Car loan basics you need to know
Understanding a few key basics may help you make a good decision about borrowing money to finance a vehicle.
With the exception of a home mortgage, a car loan represents the largest sum of money most people will borrow at once. Yet, many people may not think much about financing their new ride until they walk onto the car lot. Check out this cheat sheet before you even start your car search.
Credit score and car loans
Dealers sometimes advertise extremely low interest rates that are typically available only to buyers with exceptionally high credit scores — often 800 and above. You may be able to obtain your credit score for free through one of the three credit bureau websites. Also, check your credit card provider's website, as they sometimes provide free credit scores. In general, the lower your score, the higher your interest rate may be.

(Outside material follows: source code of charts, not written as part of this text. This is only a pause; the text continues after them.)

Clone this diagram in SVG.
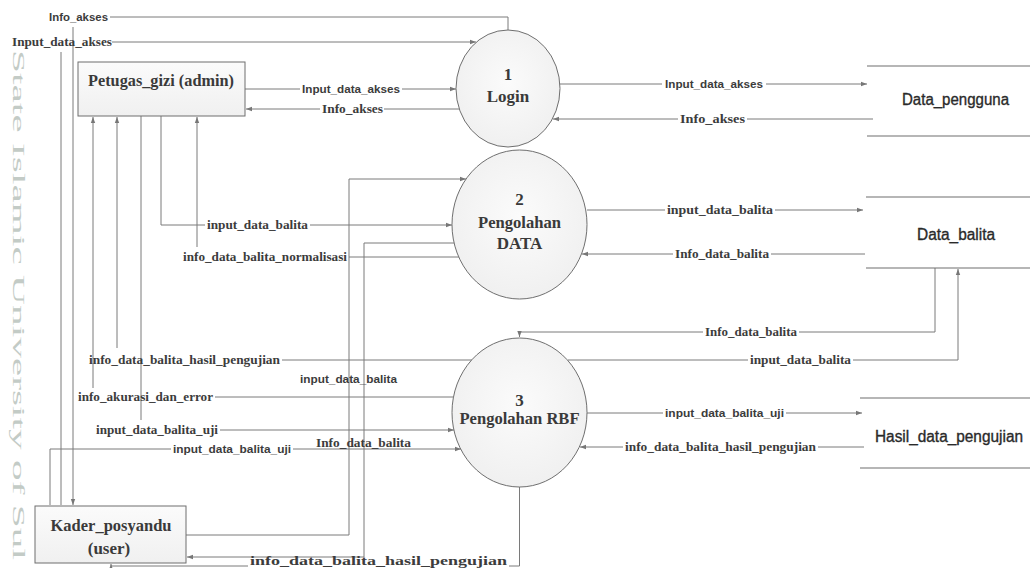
<svg xmlns="http://www.w3.org/2000/svg" width="1030" height="568" viewBox="0 0 1030 568">
<defs>
<marker id="arr" viewBox="0 0 6 6" refX="6" refY="3" markerWidth="6" markerHeight="6" orient="auto" markerUnits="userSpaceOnUse"><path d="M0,0.8 L6,3 L0,5.2 z" fill="#777"/></marker>
<radialGradient id="cg" cx="50%" cy="45%" r="60%"><stop offset="0" stop-color="#fbfbfb"/><stop offset="1" stop-color="#efefef"/></radialGradient>
<linearGradient id="bg" x1="0" y1="0" x2="0" y2="1"><stop offset="0" stop-color="#fbfbfb"/><stop offset="1" stop-color="#f0f0f0"/></linearGradient>
<style>
.ln{fill:none;stroke:#7a7a7a;stroke-width:1}
.ar{marker-end:url(#arr)}
.lt{font-family:"Liberation Serif",serif;font-weight:bold;font-size:12px;fill:#3c3c3c}
.ls{font-family:"Liberation Sans",sans-serif;font-weight:bold;font-size:11px;fill:#3c3c3c}
.nt{font-family:"Liberation Serif",serif;font-weight:bold;font-size:17px;fill:#3a3a3a;text-anchor:middle}
.st{font-family:"Liberation Sans",sans-serif;font-size:16px;fill:#2a2a2a;stroke:#2a2a2a;stroke-width:0.35}
.proc{fill:url(#cg);stroke:#6f6f6f;stroke-width:1}
.ent{fill:url(#bg);stroke:#6f6f6f;stroke-width:1}
.store{stroke:#6f6f6f;stroke-width:1.2}
.wm{font-family:"Liberation Serif",serif}
</style>
</defs>
<rect width="1030" height="568" fill="#ffffff"/>
<g id="watermark">
<text class="wm" transform="translate(13,50) rotate(90)" font-size="17" fill="#c3cbc6" textLength="510" lengthAdjust="spacingAndGlyphs">State Islamic University of Sul</text>
</g>
<g id="connectors">
<path class="ln ar" d="M508,30 V17 H110 M73,27 V505"/>
<path class="ln ar" d="M61,505 V52 M112,42 H476"/>
<path class="ln ar" d="M245,89 H300 M402,89 H456"/>
<path class="ln ar" d="M459,109 H384 M320,109 H246"/>
<path class="ln ar" d="M161,116 V225 H205 M310,225 H452"/>
<path class="ln ar" d="M459,257 H349 M197,247 V117"/>
<path class="ln ar" d="M186,535 H349 V179 H466"/>
<path class="ln ar" d="M454,243 H364 V557 H187"/>
<path class="ln ar" d="M141,116 V420 M220,430 H454"/>
<path class="ln ar" d="M472,360 H282 M117,348 V117"/>
<path class="ln ar" d="M453,397 H215 M93,388 V117"/>
<path class="ln ar" d="M50,505 V449 H171 M293,449 H461"/>
<path class="ln ar" d="M519.5,487 V566 H509 M248,566 H111 V564"/>
<path class="ln ar" d="M560,84 H662 M766,84 H867"/>
<path class="ln ar" d="M873,119 H747 M678,119 H553"/>
<path class="ln ar" d="M587,210 H665 M775,210 H863"/>
<path class="ln ar" d="M865,254 H771 M673,254 H582"/>
<path class="ln ar" d="M935,268 V332 H799 M703,332 H519.5 V337"/>
<path class="ln ar" d="M568,360 H748 M853,360 H958 V269"/>
<path class="ln ar" d="M587,413 H663 M786,413 H862"/>
<path class="ln ar" d="M864,447 H818 M623,447 H580"/>
<text class="ls" x="49" y="21" textLength="59" lengthAdjust="spacingAndGlyphs">Info_akses</text>
<text class="lt" x="12" y="46" textLength="100" lengthAdjust="spacingAndGlyphs">Input_data_akses</text>
<text class="ls" x="302" y="93" textLength="98" lengthAdjust="spacingAndGlyphs">Input_data_akses</text>
<text class="lt" x="322" y="113" textLength="61" lengthAdjust="spacingAndGlyphs">Info_akses</text>
<text class="lt" x="207" y="229" textLength="101" lengthAdjust="spacingAndGlyphs">input_data_balita</text>
<text class="lt" x="183" y="261" textLength="164" lengthAdjust="spacingAndGlyphs">info_data_balita_normalisasi</text>
<text class="ls" x="300" y="383" textLength="97" lengthAdjust="spacingAndGlyphs">input_data_balita</text>
<text class="lt" x="316" y="447" textLength="95" lengthAdjust="spacingAndGlyphs">Info_data_balita</text>
<text class="lt" x="96" y="434" textLength="122" lengthAdjust="spacingAndGlyphs">input_data_balita_uji</text>
<text class="lt" x="89" y="364" textLength="191" lengthAdjust="spacingAndGlyphs">info_data_balita_hasil_pengujian</text>
<text class="lt" x="78" y="401" textLength="135" lengthAdjust="spacingAndGlyphs">info_akurasi_dan_error</text>
<text class="ls" x="173" y="453" textLength="118" lengthAdjust="spacingAndGlyphs">input_data_balita_uji</text>
<text class="lt" x="250" y="565" font-size="13" textLength="257" lengthAdjust="spacingAndGlyphs">info_data_balita_hasil_pengujian</text>
<text class="ls" x="665" y="88" textLength="98" lengthAdjust="spacingAndGlyphs">Input_data_akses</text>
<text class="lt" x="680" y="123" textLength="65" lengthAdjust="spacingAndGlyphs">Info_akses</text>
<text class="lt" x="667" y="214" textLength="106" lengthAdjust="spacingAndGlyphs">input_data_balita</text>
<text class="lt" x="675" y="258" textLength="94" lengthAdjust="spacingAndGlyphs">Info_data_balita</text>
<text class="lt" x="705" y="336" textLength="92" lengthAdjust="spacingAndGlyphs">Info_data_balita</text>
<text class="lt" x="750" y="364" textLength="101" lengthAdjust="spacingAndGlyphs">input_data_balita</text>
<text class="ls" x="665" y="417" textLength="119" lengthAdjust="spacingAndGlyphs">input_data_balita_uji</text>
<text class="lt" x="625" y="451" textLength="191" lengthAdjust="spacingAndGlyphs">info_data_balita_hasil_pengujian</text>
</g>
<g id="petugas_gizi">
<rect class="ent" x="78" y="62" width="167" height="54"/>
<text class="nt" x="161" y="86" font-size="18" textLength="146" lengthAdjust="spacingAndGlyphs">Petugas_gizi (admin)</text>
</g>
<g id="kader_posyandu">
<rect class="ent" x="35" y="506" width="151" height="57"/>
<text class="nt" x="111" y="531" font-size="19" textLength="121" lengthAdjust="spacingAndGlyphs">Kader_posyandu</text>
<text class="nt" x="109" y="554" font-size="19">(user)</text>
</g>
<g id="p1_login">
<ellipse class="proc" cx="508" cy="88.5" rx="52" ry="58.5"/>
<text class="nt" x="508" y="80">1</text>
<text class="nt" x="508" y="102">Login</text>
</g>
<g id="p2_pengolahan_data">
<ellipse class="proc" cx="519.5" cy="224.5" rx="67.5" ry="74.5"/>
<text class="nt" x="519.5" y="205">2</text>
<text class="nt" x="519.5" y="228" textLength="83" lengthAdjust="spacingAndGlyphs">Pengolahan</text>
<text class="nt" x="519.5" y="249">DATA</text>
</g>
<g id="p3_pengolahan_rbf">
<ellipse class="proc" cx="519.5" cy="412.5" rx="67.5" ry="74.5"/>
<text class="nt" x="519.5" y="406">3</text>
<text class="nt" x="519.5" y="424" textLength="120" lengthAdjust="spacingAndGlyphs">Pengolahan RBF</text>
</g>
<g id="ds_data_pengguna">
<line class="store" x1="867" y1="66" x2="1030" y2="66"/>
<line class="store" x1="867" y1="136" x2="1030" y2="136"/>
<text class="st" x="902" y="105" textLength="107" lengthAdjust="spacingAndGlyphs">Data_pengguna</text>
</g>
<g id="ds_data_balita">
<line class="store" x1="866" y1="197" x2="1030" y2="197"/>
<line class="store" x1="866" y1="268" x2="1030" y2="268"/>
<text class="st" x="917" y="240" textLength="78" lengthAdjust="spacingAndGlyphs">Data_balita</text>
</g>
<g id="ds_hasil_data_pengujian">
<line class="store" x1="860" y1="398" x2="1030" y2="398"/>
<line class="store" x1="860" y1="468" x2="1030" y2="468"/>
<text class="st" x="875" y="442" textLength="148" lengthAdjust="spacingAndGlyphs">Hasil_data_pengujian</text>
</g>
</svg>
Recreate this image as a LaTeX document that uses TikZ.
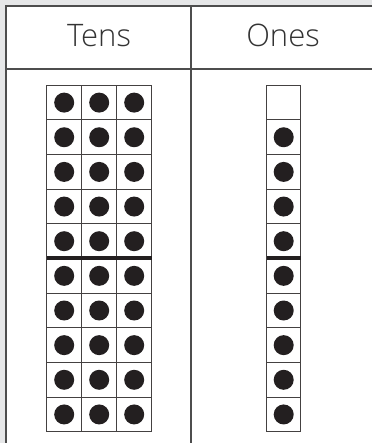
\documentclass[tikz,border=0pt]{standalone}
\usepackage{fontspec}
\setmainfont{Open Sans}[UprightFont=* Light]
\definecolor{bggray}{HTML}{E6E7E8}
\definecolor{linegray}{HTML}{4D4D4D}
\definecolor{ink}{HTML}{231F20}
\definecolor{txt}{HTML}{333333}
\begin{document}
\begin{tikzpicture}[x=1pt,y=-1pt,
  cellbox/.style={draw=ink!85, line width=1.1pt},
  dot/.style={fill=ink, draw=none},
  tableline/.style={draw=linegray, line width=1.3pt},
  heading/.style={font=\fontsize{31}{31}\selectfont, text=txt, inner sep=0pt, anchor=base}]
\useasboundingbox (0,0) rectangle (372,443);
\fill[bggray] (0,0) rectangle (372,443);
\fill[white] (6,6) rectangle (372,443);
\draw[tableline] (372,6) -- (6,6) -- (6,443);
\draw[tableline] (6,69) -- (372,69);
\draw[tableline] (191,6) -- (191,443);
\node[heading] (tens) at (99,47) {Tens};
\node[heading] (ones) at (283,47) {Ones};
% tens frames
\foreach \c in {0,1,2}{
  \foreach \r in {0,...,9}{
    \pgfmathsetmacro{\xl}{46.7+35*\c}
    \pgfmathsetmacro{\yt}{85.3+34.65*\r}
    \draw[cellbox] (\xl,\yt) rectangle ++(35,34.65);
    \fill[dot] (\xl+17.5,\yt+17.3) circle (10);
  }
}
\draw[ink, line width=4pt] (46.7,258.4) -- (151.7,258.4);
% ones frame
\foreach \r in {0,...,9}{
  \pgfmathsetmacro{\yt}{85.3+34.65*\r}
  \draw[cellbox] (266.7,\yt) rectangle ++(34,34.65);
}
\foreach \r in {1,...,9}{
  \pgfmathsetmacro{\yt}{85.3+34.65*\r}
  \fill[dot] (283.7,\yt+17.3) circle (10);
}
\draw[ink, line width=4pt] (266.7,258.4) -- (300.7,258.4);
\end{tikzpicture}
\end{document}
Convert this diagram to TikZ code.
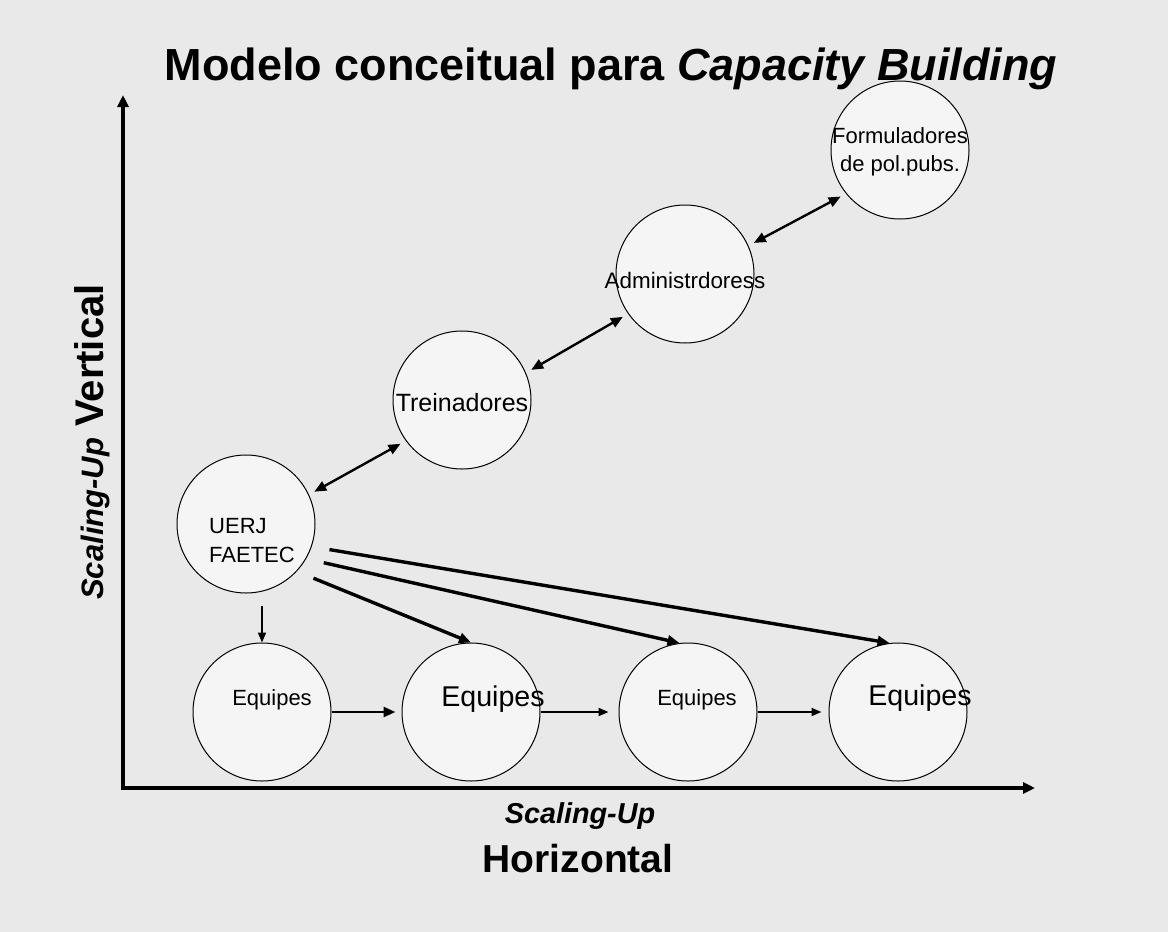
\documentclass[tikz,border=0pt]{standalone}
\usepackage{fontspec}
\setmainfont{Liberation Sans}
\usepackage{tikz}
\usetikzlibrary{arrows.meta}
\definecolor{background}{HTML}{E9E9E9}
\definecolor{bubblefill}{HTML}{F5F5F5}
\newcommand{\fsz}[2]{\fontsize{#1}{#2}\selectfont}

\begin{document}
\begin{tikzpicture}[
    x=0.5pt, y=-0.5pt,
    >={Triangle[length=6pt, width=5pt]},
    bubble/.style={circle, draw, fill=bubblefill, line width=0.5pt, minimum size=69pt, inner sep=0pt},
    small/.style={font=\fsz{11}{14}},
    big/.style={font=\fsz{14.3}{17}},
    axis/.style={<->, line width=1.7pt, >={Triangle[length=6pt, width=5.5pt]}},
    link/.style={<->, line width=1.2pt, shorten <=3pt, shorten >=3pt},
    feed/.style={->, line width=1.7pt, shorten <=9pt},
    flow/.style={->, line width=0.9pt, >={Triangle[length=5pt, width=4pt]}}
]

% Slide background
\fill[background] (0,0) rectangle (1168,932);

% Title
\node[anchor=base, font=\fsz{22.5}{27}\bfseries] (title) at (611,80) {Modelo conceitual para \textit{Capacity Building}};

% Axes
\coordinate (origin) at (123,788);
\coordinate (ytop) at (123,95);
\coordinate (xend) at (1035,788);
\draw[axis] (ytop) |- (xend);

% Axis labels
\node[rotate=90, anchor=base, font=\fsz{20}{24}\bfseries] (vlabel) at (103,442) {{\fsz{15.5}{18}\itshape Scaling-Up} Vertical};
\node[anchor=base, font=\fsz{14.4}{17}\bfseries\itshape] (hscale) at (580,823) {Scaling-Up};
\node[anchor=base, font=\fsz{19.5}{23}\bfseries] (hlabel) at (578,872) {Horizontal};

% Vertical chain
\node[bubble, label={[small, font=\fsz{11}{14.5}, align=left, xshift=3pt, yshift=-8.5pt]center:UERJ\\FAETEC}] (uerj) at (246,524) {};
\node[bubble, label={[font=\fsz{12.5}{15}, yshift=-1.5pt]center:Treinadores}] (trein) at (462,400) {};
\node[bubble, label={[font=\fsz{11.2}{14}, yshift=-3pt]center:Administrdoress}] (admin) at (685,274) {};
\node[bubble, label={[small, align=center, yshift=-1pt]center:Formuladores\\de pol.pubs.}] (form) at (900,150) {};

% Horizontal row
\node[bubble, label={[small, xshift=5pt, yshift=6pt]center:Equipes}] (eq1) at (262,712) {};
\node[bubble, label={[big, xshift=11pt, yshift=6.5pt]center:Equipes}] (eq2) at (471,712) {};
\node[bubble, label={[small, xshift=4.5pt, yshift=6pt]center:Equipes}] (eq3) at (688,712) {};
\node[bubble, label={[big, xshift=11pt, yshift=7pt]center:Equipes}] (eq4) at (898,712) {};

% Links between levels
\draw[link] (uerj.25) -- (trein.216);
\draw[link] (trein.23) -- (admin.215);
\draw[link] (admin.24) -- (form.219);

% UERJ to the teams
\draw[flow, shorten <=6pt] (eq1.north |- uerj.south) -- (eq1.north);
\draw[feed] (uerj.-43) -- (eq2.north);
\draw[feed] (uerj.-30) -- (eq3.97);
\draw[feed] (uerj.-19) -- (eq4.97);

% Along the row
\draw[->, line width=1.3pt, shorten >=3pt] (eq1) -- (eq2);
\draw[flow, shorten >=5pt] (eq2) -- (eq3);
\draw[flow, shorten >=3.5pt] (eq3) -- (eq4);

\end{tikzpicture}
\end{document}
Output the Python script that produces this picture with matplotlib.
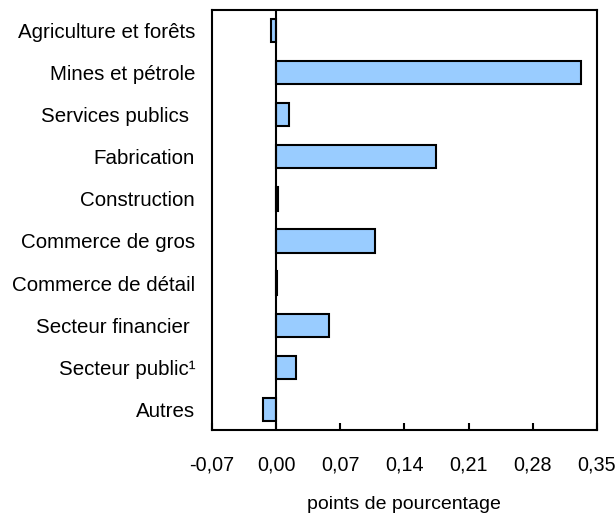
import matplotlib.pyplot as plt

plt.rcParams['font.family'] = ['Liberation Sans', 'DejaVu Sans']

# données
categories = ["Agriculture et forêts", "Mines et pétrole", "Services publics ",
              "Fabrication", "Construction", "Commerce de gros",
              "Commerce de détail", "Secteur financier ", "Secteur public¹",
              "Autres"]
values = [-0.0055, 0.3325, 0.0138, 0.174, 0.002, 0.108, 0.001, 0.058, 0.022, -0.0138]
xticks = [-0.07, 0.00, 0.07, 0.14, 0.21, 0.28, 0.35]
xtick_labels = ["-0,07", "0,00", "0,07", "0,14", "0,21", "0,28", "0,35"]

fig = plt.figure(figsize=(6.16, 5.17), dpi=100)
ax = fig.add_axes([0.344, 0.168, 0.625, 0.813])

y = list(range(len(categories)))
ax.barh(y, values, height=0.55, color='#99ccff', edgecolor='black', linewidth=1.5)
ax.axvline(0, color='black', linewidth=1.5)

ax.set_ylim(len(categories) - 0.5, -0.5)
ax.set_xlim(-0.07, 0.35)
ax.set_yticks(y)
ax.set_yticklabels(categories, fontsize=14.8)
ax.set_xticks(xticks)
ax.set_xticklabels(xtick_labels, fontsize=14.2)
ax.tick_params(axis='y', length=0, pad=12)
ax.tick_params(axis='x', direction='in', length=5, width=1.5, pad=18)
ax.set_xlabel('points de pourcentage', fontsize=14, labelpad=16)

for s in ax.spines.values():
    s.set_linewidth(1.5)

plt.savefig('out.png')
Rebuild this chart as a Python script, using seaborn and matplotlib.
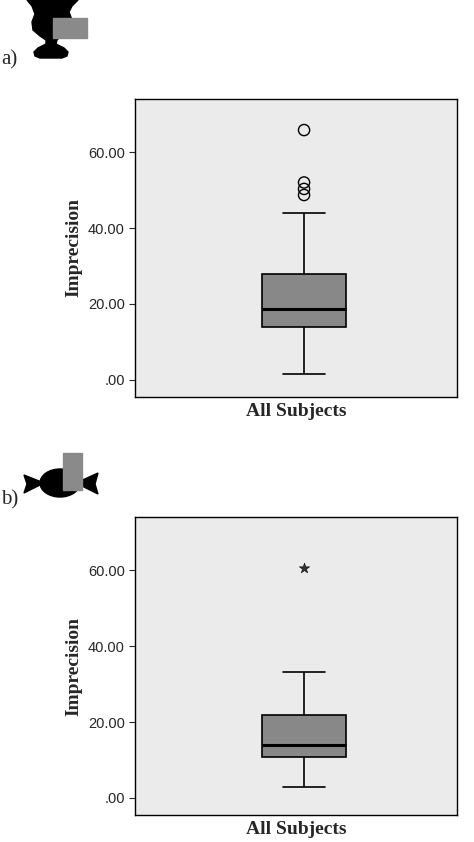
import matplotlib
matplotlib.use("Agg")
import matplotlib.pyplot as plt
import numpy as np
import pandas as pd
import seaborn as sns
from matplotlib.patches import Polygon, Rectangle, Ellipse

# box data (min, Q1, median, Q3, max) and outliers
box_a = [1.5, 14.0, 18.7, 27.9, 44.0]
out_a = [48.7, 50.3, 52.0, 65.8]
box_b = [2.9, 10.8, 14.0, 21.8, 33.2]
out_b = [60.5]
yticks = [0, 20, 40, 60]

sns.set_style("white")
fig = plt.figure(figsize=(4.74, 8.42), dpi=100)

# icons drawn in pixel coordinates
deco = fig.add_axes([0, 0, 1, 1])
deco.set_xlim(0, 474)
deco.set_ylim(842, 0)
deco.axis("off")
vase = [(27, 0), (78, 0), (72, 6), (69, 12), (72, 20), (70, 28), (62, 35), (57, 40),
        (56, 44), (64, 48), (68, 52), (67, 56), (62, 58), (40, 58), (35, 56), (34, 52),
        (38, 48), (46, 44), (46, 40), (40, 36), (33, 30), (32, 22), (35, 14), (32, 6)]
deco.add_patch(Polygon(vase, closed=True, color="black"))
deco.add_patch(Rectangle((53, 18), 34, 20, color="#8a8a8a"))
deco.add_patch(Ellipse((60, 483), 40, 28, color="black"))
deco.add_patch(Polygon([(24, 475), (44, 483), (24, 493), (27, 484)], color="black"))
deco.add_patch(Polygon([(98, 473), (76, 483), (98, 494), (95, 484)], color="black"))
deco.add_patch(Rectangle((63, 453), 19, 37, color="#8a8a8a"))
fig.text(0.003, 1 - 60 / 842, "a)", fontsize=15, family="Liberation Serif", va="center")
fig.text(0.003, 1 - 500 / 842, "b)", fontsize=15, family="Liberation Serif", va="center")


def panel(rect, box, outliers, marker, msize):
    ax = fig.add_axes(rect)
    ax.set_facecolor("#ebebeb")
    df = pd.DataFrame({"g": ["All Subjects"] * len(box), "v": box})
    sns.boxplot(data=df, x="g", y="v", ax=ax, whis=(0, 100), width=0.26,
                color="#888888", linecolor="black", linewidth=1.2, saturation=1,
                medianprops={"linewidth": 2.2}, showfliers=False)
    od = pd.DataFrame({"g": ["All Subjects"] * len(outliers), "v": outliers})
    sns.scatterplot(data=od, x="g", y="v", ax=ax, marker=marker, s=msize,
                    facecolor="none" if marker == "o" else "#333333",
                    edgecolor="black", linewidth=1.0 if marker == "o" else 0.4, zorder=5)
    ax.set_xlim(-0.525, 0.475)
    ax.set_ylim(-4.5, 74)
    ax.set_yticks(yticks)
    ax.set_yticklabels([".00" if t == 0 else f"{t:.2f}" for t in yticks],
                       family="Liberation Sans", fontsize=10.5)
    ax.tick_params(axis="y", left=True, length=4, direction="out")
    ax.set_xticks([])
    ax.set_xlabel("All Subjects", family="Liberation Serif", fontweight="bold", fontsize=14)
    ax.set_ylabel("Imprecision", family="Liberation Serif", fontweight="bold", fontsize=14)
    for s in ax.spines.values():
        s.set_color("black")
        s.set_linewidth(1.0)
    return ax


panel([0.285, 0.5285, 0.679, 0.354], box_a, out_a, "o", 65)
panel([0.285, 0.032, 0.679, 0.354], box_b, out_b, "*", 60)

fig.savefig("out.png", dpi=100)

If you currently have a lower credit score, you have several options: apply for credit to see if you get approved and at what rate (you can try to refinance at a later date to get a lower rate), delay your purchase and try to raise your score over time, increase the down payment to lessen the amount of the loan or consider a co-signer.
Pre-approval for a loan
Getting pre-approved by a lender may help you set realistic expectations for how much car you can afford. Whether you're purchasing a new car or a used one, you'll be in a better position when negotiating price and financing terms.
Some buyers choose a 72-month or even an 84-month loan as a way to minimize monthly payments. But there's a flipside to this: It typically means paying more interest. In fact, according to Nerd Wallet, a borrower can expect to pay nearly three times as much in interest over the course of a 72-month loan compared to a 60-month loan. Use an auto financing calculator to see the differences among loan terms.
Rate vs. Incentives
Some dealers may offer the option of either an extremely low interest rate or a cash rebate — but not both. And it's not immediately obvious which is the better deal. Use our rebate vs financing calculator to find which works best for you.
Buying a new car is exciting, but typically a new car depreciates immediately after being driven off the lot. If your car is later totaled and you owe more than it's valued, you'll be responsible for the difference. This is why you might consider GAP (Guaranteed Asset Protection) insurance, because it covers the gap between what you owe on the vehicle and its current market value.